# Task directions:
Using the listing below, give again exactly the lines from the line with "Clone this chart" to the line with "const cliffY = [10.0, 8.88, 8.11, 7.5, 7.02, 6.62, 6.35];", inclusive, without the pictures.

--- BEGIN Given entries ---

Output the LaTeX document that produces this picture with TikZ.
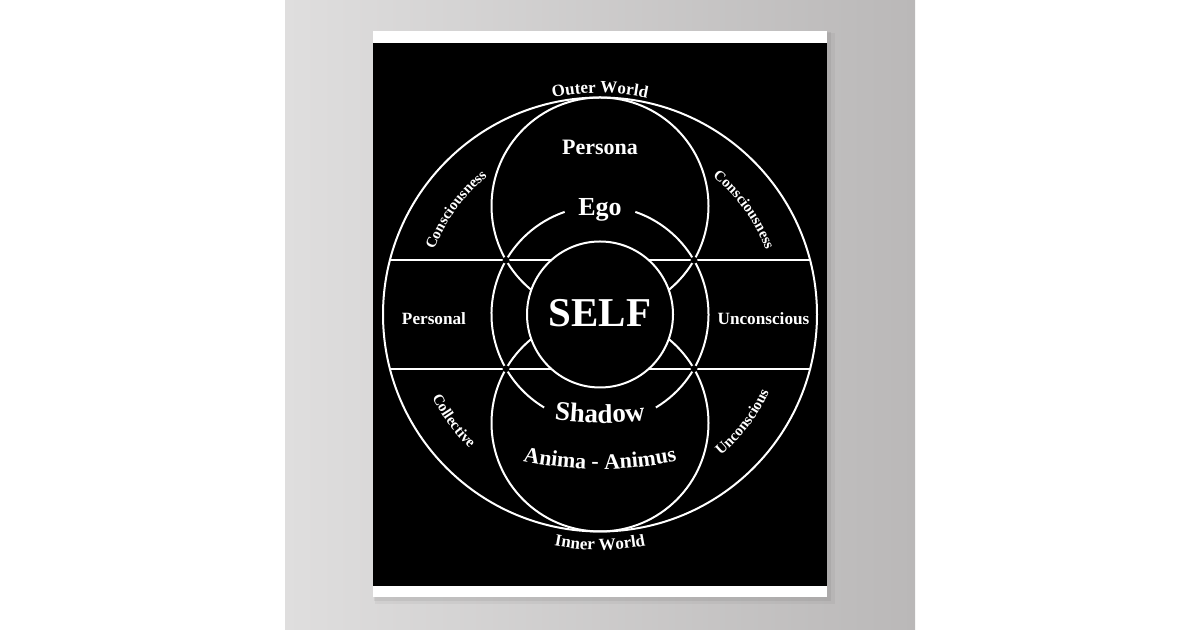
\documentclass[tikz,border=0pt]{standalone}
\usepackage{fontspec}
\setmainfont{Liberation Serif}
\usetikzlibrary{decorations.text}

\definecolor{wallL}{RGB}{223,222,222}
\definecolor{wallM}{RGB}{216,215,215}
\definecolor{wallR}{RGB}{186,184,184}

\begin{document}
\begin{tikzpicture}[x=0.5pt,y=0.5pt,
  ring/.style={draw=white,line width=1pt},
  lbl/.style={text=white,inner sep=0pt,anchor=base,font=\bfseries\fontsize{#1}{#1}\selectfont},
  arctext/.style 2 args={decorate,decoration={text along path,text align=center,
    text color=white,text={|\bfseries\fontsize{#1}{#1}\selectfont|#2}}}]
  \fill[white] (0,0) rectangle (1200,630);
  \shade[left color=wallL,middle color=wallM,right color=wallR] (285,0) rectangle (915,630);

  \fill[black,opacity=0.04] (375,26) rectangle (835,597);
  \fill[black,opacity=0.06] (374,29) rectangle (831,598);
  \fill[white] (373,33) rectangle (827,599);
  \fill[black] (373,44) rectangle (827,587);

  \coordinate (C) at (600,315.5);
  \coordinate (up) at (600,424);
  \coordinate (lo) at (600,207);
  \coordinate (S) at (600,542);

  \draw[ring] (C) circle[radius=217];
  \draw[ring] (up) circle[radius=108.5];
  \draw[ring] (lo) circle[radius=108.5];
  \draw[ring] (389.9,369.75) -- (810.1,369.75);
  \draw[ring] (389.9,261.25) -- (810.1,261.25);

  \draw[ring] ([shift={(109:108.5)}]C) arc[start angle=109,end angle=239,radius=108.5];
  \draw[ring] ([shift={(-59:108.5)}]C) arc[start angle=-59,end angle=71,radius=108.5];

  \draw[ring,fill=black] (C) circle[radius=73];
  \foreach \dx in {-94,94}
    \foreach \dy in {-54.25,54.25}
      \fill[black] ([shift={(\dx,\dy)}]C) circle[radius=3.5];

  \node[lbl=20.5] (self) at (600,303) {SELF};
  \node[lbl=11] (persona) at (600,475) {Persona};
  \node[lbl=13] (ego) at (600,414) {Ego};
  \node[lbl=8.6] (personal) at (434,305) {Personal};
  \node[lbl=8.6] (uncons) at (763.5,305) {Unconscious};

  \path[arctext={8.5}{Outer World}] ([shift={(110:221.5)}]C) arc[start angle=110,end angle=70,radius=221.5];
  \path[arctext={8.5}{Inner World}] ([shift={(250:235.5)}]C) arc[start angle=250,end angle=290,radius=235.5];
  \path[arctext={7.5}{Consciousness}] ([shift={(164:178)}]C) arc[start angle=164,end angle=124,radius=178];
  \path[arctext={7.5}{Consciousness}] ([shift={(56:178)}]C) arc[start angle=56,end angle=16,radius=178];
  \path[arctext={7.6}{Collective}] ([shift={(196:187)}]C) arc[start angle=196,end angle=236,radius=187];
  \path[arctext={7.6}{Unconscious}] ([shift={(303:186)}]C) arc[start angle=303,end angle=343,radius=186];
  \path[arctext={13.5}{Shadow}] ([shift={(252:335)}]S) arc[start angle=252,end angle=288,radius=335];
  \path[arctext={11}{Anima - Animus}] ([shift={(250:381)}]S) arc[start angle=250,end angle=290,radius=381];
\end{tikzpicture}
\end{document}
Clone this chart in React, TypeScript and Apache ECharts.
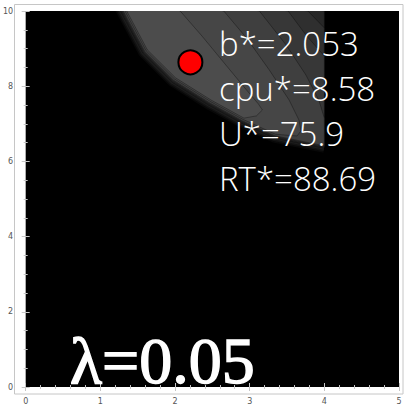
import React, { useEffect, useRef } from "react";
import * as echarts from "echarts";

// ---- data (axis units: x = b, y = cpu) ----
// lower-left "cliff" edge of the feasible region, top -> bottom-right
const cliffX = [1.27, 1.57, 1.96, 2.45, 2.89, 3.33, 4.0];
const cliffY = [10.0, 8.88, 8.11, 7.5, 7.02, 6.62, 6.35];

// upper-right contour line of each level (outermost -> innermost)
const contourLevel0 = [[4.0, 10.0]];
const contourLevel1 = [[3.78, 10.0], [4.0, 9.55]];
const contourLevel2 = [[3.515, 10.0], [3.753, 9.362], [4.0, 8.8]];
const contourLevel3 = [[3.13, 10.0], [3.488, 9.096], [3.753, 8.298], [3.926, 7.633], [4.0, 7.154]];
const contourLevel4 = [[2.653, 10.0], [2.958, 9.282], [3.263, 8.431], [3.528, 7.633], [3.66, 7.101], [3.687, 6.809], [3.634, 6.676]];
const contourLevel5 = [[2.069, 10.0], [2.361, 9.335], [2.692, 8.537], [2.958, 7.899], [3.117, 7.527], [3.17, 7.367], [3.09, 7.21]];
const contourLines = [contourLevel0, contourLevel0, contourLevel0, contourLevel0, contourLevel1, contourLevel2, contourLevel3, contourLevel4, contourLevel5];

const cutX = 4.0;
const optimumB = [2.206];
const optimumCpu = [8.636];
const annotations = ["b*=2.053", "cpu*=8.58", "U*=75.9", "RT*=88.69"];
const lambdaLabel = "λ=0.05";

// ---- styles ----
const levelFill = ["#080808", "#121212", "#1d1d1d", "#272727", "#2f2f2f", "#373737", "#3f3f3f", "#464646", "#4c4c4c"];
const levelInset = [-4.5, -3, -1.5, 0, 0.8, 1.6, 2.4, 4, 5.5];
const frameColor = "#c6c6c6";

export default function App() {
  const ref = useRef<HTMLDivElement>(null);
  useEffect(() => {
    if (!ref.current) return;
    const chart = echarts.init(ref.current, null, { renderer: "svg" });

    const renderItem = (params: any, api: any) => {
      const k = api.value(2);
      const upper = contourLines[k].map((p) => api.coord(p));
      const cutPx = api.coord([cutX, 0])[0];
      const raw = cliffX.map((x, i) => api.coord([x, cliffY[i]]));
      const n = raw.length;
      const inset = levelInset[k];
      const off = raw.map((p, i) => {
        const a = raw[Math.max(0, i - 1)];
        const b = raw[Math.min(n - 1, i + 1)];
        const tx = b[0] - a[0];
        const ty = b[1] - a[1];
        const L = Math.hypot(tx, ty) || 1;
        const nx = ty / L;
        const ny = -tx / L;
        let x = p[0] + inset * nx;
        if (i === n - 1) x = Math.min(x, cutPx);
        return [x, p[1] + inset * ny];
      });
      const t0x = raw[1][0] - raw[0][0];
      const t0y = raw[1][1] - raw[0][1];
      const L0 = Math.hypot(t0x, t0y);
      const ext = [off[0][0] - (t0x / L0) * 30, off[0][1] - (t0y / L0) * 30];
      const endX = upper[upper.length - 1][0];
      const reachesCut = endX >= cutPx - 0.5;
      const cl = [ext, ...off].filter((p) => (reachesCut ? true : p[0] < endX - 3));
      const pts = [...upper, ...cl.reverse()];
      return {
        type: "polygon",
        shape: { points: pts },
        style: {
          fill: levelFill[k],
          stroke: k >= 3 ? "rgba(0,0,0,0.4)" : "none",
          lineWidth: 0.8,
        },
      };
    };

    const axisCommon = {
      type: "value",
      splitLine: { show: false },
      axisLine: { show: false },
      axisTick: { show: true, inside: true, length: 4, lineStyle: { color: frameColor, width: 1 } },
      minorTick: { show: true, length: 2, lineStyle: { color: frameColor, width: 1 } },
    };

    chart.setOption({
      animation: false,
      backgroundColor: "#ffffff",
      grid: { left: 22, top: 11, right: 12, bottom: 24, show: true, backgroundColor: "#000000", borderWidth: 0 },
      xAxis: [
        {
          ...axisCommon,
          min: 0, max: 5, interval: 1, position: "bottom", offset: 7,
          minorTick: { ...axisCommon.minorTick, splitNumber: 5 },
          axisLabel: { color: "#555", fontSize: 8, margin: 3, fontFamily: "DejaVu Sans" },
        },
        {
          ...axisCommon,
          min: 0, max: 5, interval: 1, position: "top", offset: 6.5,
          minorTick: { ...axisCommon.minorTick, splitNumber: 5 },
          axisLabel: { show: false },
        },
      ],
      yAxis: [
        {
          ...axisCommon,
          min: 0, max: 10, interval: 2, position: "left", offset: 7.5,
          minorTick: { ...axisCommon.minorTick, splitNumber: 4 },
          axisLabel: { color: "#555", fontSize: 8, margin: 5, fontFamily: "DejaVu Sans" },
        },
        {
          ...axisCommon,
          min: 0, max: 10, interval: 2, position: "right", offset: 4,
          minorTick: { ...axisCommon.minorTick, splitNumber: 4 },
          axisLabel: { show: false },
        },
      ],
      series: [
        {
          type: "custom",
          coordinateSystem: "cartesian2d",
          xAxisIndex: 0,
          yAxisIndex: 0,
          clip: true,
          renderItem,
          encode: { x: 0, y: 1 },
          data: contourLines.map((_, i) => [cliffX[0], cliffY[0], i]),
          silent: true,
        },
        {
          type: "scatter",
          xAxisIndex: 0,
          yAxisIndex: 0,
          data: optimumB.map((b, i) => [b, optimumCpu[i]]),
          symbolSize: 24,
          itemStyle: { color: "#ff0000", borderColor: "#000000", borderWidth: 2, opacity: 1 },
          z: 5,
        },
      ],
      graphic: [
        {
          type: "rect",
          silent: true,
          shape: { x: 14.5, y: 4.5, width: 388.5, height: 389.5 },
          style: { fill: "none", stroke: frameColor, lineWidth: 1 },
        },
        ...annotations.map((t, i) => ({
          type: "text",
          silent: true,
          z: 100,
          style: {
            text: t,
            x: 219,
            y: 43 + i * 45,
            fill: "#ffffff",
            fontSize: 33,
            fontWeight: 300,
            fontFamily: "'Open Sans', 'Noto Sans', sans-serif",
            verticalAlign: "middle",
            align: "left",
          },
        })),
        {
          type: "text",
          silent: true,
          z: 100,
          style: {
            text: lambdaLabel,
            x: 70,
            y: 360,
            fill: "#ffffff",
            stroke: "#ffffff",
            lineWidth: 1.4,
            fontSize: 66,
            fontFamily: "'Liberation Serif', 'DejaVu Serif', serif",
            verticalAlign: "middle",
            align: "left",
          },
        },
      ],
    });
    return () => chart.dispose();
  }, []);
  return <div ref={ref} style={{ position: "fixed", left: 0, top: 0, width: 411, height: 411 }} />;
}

--- END Given entries ---

# Solved exercise:
Clone this chart in React, TypeScript and Apache ECharts.
import React, { useEffect, useRef } from "react";
import * as echarts from "echarts";

// ---- data (axis units: x = b, y = cpu) ----
// lower-left "cliff" edge of the feasible region, top -> bottom-right
const cliffX = [1.27, 1.57, 1.96, 2.45, 2.89, 3.33, 4.0];
const cliffY = [10.0, 8.88, 8.11, 7.5, 7.02, 6.62, 6.35];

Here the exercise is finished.